Records with drawing code:

↓↓↓

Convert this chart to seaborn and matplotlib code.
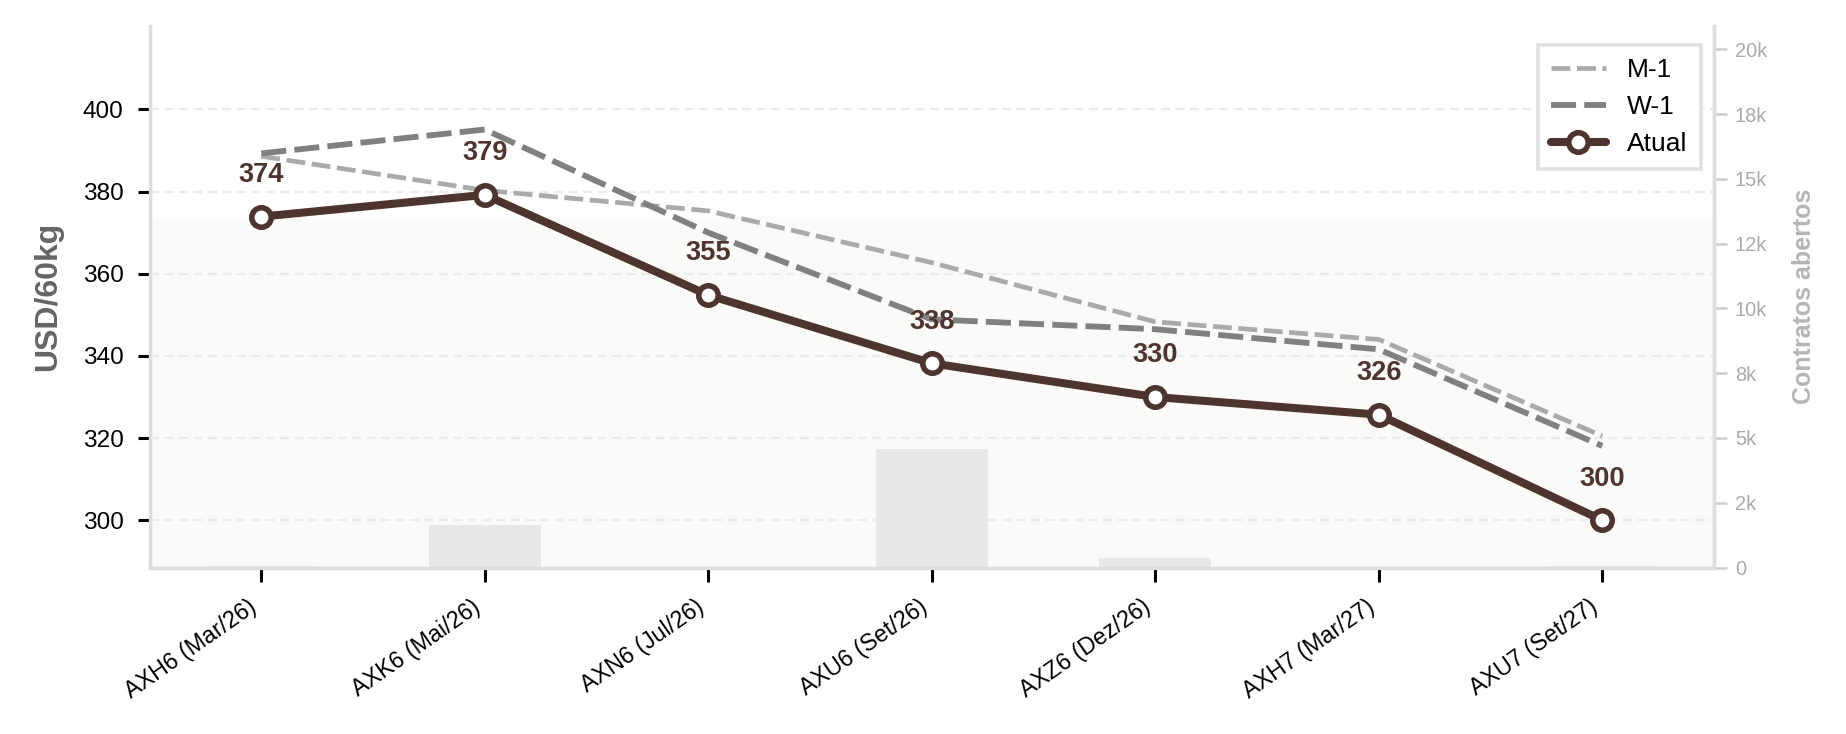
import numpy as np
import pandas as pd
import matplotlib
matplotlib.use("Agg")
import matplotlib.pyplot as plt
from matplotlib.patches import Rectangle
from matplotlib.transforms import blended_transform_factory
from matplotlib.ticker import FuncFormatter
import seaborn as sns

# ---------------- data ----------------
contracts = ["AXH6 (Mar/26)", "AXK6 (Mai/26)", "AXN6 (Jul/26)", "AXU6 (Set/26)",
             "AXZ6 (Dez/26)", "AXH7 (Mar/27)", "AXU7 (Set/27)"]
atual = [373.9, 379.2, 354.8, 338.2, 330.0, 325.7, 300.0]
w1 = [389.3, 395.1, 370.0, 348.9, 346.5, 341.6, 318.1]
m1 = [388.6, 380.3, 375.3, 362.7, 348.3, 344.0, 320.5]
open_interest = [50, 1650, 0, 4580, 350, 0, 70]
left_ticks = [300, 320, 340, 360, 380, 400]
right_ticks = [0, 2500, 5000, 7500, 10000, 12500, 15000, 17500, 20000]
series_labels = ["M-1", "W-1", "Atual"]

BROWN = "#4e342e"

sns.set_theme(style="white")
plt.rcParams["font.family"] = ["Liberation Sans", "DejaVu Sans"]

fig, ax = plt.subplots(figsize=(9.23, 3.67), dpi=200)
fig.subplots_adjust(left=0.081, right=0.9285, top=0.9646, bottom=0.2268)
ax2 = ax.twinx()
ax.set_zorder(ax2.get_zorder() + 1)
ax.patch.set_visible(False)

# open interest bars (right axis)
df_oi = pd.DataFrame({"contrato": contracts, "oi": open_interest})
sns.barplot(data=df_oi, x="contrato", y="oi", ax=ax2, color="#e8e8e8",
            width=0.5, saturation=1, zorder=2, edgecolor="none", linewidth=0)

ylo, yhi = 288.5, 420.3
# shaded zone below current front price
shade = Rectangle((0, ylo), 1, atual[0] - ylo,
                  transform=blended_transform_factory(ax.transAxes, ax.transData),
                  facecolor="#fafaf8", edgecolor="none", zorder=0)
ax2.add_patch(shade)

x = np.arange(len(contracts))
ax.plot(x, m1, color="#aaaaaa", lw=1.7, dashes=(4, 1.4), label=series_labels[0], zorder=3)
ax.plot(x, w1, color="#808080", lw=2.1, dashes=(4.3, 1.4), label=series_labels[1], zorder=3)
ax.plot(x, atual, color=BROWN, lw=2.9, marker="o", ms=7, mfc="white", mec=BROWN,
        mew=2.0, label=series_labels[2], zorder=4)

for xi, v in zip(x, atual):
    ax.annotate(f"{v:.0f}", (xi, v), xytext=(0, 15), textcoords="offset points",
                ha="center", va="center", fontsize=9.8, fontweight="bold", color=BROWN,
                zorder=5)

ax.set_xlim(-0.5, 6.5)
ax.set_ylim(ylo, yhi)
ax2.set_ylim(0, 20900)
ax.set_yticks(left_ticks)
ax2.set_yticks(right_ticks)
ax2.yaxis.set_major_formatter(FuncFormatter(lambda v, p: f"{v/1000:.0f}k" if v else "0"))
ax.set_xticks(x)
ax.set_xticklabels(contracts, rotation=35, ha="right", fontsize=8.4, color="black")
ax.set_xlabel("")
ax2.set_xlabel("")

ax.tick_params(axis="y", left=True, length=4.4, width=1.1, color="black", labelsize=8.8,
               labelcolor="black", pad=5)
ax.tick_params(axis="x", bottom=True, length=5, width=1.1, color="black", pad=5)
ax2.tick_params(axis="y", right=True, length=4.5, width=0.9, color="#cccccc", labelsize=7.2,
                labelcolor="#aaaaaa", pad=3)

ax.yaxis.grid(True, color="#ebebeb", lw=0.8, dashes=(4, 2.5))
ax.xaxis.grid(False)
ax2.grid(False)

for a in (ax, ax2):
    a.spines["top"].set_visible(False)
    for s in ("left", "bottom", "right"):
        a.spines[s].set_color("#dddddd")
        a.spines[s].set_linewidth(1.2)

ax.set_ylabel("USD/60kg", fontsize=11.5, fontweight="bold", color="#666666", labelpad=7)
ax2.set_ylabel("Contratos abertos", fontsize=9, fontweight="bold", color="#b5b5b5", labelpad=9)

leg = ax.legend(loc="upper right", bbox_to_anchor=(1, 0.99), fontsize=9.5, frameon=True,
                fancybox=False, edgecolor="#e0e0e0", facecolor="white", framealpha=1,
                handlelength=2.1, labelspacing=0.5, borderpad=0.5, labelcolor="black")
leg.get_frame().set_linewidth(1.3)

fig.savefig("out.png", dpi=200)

↑↑↑
↓↓↓

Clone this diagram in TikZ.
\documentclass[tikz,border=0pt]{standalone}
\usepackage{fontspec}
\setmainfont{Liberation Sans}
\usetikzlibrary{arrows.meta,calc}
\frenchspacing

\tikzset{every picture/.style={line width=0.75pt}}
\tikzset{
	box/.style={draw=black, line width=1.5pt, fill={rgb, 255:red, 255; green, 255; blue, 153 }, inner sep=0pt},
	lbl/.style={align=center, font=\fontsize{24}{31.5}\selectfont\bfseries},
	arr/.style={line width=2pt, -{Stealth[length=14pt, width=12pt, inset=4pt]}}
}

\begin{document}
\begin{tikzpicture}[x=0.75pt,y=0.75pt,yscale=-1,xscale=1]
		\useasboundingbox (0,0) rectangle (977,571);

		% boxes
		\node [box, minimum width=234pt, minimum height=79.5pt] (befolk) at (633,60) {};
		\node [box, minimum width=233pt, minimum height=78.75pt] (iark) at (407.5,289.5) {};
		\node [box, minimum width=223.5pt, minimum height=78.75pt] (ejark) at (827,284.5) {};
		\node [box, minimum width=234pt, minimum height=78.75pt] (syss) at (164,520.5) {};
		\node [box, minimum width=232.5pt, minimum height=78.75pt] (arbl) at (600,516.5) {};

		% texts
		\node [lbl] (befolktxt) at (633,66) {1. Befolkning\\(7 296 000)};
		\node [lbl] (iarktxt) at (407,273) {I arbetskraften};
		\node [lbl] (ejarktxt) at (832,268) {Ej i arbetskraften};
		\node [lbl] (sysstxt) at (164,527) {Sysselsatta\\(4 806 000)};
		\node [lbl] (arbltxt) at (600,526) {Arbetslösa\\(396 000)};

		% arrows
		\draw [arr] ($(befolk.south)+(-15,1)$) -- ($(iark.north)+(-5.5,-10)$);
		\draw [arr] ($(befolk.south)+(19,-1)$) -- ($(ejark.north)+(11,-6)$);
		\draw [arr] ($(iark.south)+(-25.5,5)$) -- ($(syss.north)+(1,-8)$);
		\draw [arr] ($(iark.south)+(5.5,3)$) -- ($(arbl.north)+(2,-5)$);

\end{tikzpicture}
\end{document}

↑↑↑
↓↓↓

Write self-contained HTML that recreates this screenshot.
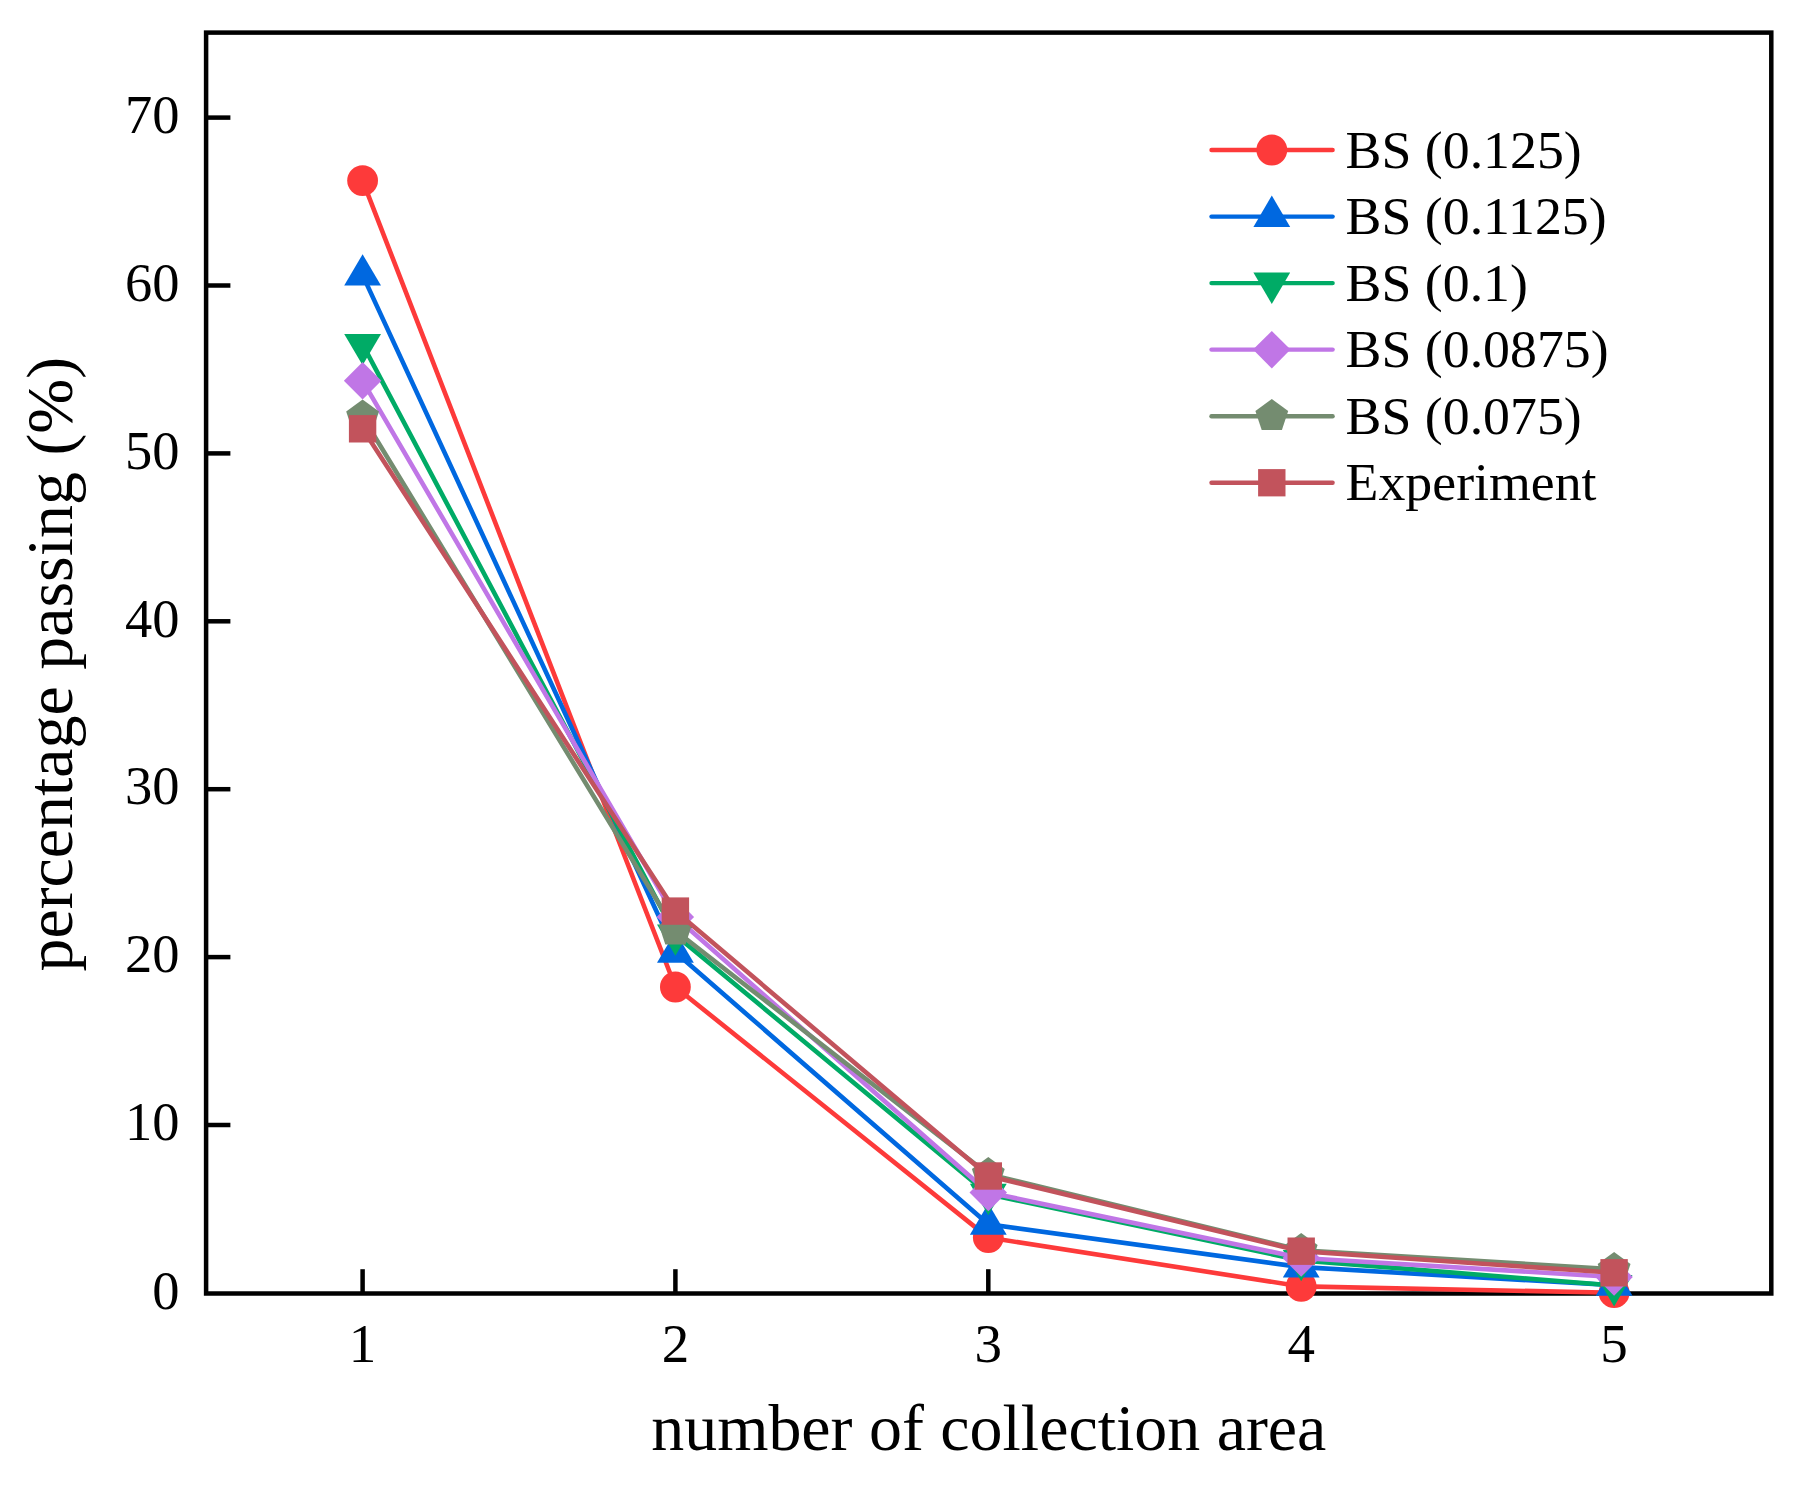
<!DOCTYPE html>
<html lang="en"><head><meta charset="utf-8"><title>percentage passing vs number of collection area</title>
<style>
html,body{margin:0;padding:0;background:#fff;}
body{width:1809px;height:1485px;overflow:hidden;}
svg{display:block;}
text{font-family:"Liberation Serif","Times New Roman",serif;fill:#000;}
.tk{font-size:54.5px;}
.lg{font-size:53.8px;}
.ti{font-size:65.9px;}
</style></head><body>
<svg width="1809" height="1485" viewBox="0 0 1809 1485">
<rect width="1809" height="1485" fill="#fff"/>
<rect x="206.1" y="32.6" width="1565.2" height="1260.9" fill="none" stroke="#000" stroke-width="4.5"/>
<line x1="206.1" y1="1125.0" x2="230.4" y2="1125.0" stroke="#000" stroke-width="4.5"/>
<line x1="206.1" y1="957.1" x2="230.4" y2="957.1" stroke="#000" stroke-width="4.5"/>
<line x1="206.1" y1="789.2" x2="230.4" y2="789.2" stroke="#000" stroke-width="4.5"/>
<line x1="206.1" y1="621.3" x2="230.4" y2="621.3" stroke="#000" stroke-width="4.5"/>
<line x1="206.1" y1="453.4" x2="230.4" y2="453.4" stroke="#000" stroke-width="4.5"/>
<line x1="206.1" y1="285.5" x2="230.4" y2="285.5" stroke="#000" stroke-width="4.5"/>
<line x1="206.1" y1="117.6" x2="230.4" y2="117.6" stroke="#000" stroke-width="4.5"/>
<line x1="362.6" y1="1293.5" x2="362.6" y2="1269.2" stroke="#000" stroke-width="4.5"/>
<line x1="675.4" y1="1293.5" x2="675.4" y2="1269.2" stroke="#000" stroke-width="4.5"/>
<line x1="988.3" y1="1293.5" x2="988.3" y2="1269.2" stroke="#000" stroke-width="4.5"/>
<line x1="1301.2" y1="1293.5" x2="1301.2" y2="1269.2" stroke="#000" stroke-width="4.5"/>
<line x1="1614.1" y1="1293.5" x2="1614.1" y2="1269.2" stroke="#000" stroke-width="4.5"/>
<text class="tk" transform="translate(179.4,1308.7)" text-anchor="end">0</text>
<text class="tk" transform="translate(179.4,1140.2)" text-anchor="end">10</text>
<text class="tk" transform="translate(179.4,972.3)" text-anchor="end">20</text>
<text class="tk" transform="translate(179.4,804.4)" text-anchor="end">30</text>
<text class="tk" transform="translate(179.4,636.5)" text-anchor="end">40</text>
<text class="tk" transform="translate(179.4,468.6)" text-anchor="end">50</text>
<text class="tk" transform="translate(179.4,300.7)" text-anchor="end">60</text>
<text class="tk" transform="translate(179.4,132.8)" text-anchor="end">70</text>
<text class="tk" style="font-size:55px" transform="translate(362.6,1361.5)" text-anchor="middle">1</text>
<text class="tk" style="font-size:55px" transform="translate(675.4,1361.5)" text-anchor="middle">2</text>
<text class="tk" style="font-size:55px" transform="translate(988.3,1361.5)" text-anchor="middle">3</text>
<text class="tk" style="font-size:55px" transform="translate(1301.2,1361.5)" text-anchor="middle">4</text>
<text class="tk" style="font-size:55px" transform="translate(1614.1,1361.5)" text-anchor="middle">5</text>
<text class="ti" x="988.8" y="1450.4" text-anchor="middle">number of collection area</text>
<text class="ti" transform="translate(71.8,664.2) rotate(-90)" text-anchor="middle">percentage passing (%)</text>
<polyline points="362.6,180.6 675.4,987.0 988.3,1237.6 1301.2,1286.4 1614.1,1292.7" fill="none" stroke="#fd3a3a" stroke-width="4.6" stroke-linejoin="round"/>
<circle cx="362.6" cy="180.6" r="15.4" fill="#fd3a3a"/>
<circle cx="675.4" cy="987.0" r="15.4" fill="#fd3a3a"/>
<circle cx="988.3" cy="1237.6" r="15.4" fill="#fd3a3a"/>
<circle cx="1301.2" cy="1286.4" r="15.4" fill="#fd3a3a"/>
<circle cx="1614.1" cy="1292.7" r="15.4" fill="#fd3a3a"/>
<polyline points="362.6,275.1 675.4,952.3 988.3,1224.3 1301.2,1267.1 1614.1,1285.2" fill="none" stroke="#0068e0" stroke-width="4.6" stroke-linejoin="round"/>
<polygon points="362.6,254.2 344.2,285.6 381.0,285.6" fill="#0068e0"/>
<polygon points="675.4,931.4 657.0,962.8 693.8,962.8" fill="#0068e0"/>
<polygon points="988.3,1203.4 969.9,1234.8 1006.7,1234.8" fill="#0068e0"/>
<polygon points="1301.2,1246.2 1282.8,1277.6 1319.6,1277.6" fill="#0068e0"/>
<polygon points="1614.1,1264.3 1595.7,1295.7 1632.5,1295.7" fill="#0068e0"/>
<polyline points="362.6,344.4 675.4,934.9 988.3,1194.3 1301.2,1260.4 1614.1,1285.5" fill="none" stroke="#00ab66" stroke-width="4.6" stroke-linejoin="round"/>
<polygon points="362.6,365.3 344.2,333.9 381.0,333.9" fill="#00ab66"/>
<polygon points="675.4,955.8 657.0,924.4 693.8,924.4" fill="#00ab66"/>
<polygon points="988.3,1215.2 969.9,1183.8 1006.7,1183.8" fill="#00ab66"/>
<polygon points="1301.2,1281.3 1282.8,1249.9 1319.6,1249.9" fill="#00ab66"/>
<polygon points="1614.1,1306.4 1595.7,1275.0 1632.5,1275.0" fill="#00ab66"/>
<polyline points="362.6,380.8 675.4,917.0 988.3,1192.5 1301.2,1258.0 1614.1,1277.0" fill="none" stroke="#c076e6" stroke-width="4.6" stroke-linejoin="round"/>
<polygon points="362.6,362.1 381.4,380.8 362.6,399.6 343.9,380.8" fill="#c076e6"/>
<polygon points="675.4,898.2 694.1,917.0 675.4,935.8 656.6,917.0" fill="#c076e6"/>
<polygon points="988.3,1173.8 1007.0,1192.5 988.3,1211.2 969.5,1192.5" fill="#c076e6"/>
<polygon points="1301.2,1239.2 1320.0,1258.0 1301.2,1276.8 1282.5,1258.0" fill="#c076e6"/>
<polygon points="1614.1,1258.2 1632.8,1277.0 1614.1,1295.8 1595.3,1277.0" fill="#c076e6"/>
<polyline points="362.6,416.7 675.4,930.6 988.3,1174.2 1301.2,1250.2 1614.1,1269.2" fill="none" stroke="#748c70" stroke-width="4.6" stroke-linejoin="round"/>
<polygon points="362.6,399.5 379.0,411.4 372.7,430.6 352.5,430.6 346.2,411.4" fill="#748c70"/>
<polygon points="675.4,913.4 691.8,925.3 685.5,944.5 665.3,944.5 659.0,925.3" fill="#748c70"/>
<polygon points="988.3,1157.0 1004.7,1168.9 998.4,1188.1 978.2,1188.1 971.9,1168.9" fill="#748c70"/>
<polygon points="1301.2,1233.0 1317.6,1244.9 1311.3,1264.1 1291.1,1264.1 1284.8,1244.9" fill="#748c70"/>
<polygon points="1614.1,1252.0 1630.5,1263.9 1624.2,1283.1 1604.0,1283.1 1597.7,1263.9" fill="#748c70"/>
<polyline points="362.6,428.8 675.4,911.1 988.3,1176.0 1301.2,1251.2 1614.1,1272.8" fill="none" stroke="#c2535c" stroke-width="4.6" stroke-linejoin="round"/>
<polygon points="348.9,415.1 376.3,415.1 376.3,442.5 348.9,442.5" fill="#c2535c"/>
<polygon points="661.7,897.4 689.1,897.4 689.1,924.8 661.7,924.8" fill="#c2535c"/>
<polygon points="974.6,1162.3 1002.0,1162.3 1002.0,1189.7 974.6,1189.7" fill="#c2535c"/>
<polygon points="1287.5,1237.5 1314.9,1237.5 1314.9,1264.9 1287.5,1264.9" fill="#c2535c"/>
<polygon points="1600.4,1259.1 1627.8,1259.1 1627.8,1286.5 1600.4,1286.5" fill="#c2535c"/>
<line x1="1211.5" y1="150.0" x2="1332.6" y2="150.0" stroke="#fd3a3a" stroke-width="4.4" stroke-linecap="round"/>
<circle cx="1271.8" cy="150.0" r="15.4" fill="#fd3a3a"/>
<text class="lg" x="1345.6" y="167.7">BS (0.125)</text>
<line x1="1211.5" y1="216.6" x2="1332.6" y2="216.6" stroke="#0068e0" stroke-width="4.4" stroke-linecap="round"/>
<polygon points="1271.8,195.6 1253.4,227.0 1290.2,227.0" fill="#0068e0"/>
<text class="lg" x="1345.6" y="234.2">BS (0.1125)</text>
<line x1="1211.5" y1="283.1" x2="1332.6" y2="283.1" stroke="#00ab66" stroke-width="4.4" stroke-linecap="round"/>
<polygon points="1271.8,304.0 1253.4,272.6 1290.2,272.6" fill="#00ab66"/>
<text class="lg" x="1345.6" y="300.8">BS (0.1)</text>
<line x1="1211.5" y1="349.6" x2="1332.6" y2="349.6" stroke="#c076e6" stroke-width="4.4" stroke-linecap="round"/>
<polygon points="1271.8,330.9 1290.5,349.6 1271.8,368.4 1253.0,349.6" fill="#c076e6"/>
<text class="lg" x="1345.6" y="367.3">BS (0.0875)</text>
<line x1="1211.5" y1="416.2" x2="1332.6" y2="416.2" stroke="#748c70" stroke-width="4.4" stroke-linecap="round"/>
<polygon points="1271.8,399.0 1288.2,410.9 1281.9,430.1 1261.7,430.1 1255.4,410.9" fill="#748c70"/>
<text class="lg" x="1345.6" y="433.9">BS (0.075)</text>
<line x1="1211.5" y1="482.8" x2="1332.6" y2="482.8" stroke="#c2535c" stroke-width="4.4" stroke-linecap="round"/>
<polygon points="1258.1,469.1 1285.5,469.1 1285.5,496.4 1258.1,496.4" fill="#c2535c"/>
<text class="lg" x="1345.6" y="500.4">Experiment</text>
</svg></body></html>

↑↑↑

## Work to be completed
Start with the line that includes "Convert this chart" and finish with the line that includes "import seaborn as sns": reproduce those lines exactly, nothing before or after, and omit any pictures.

## Result of this exercise
Convert this chart to seaborn and matplotlib code.
import numpy as np
import pandas as pd
import matplotlib
matplotlib.use("Agg")
import matplotlib.pyplot as plt
from matplotlib.patches import Rectangle
from matplotlib.transforms import blended_transform_factory
from matplotlib.ticker import FuncFormatter
import seaborn as sns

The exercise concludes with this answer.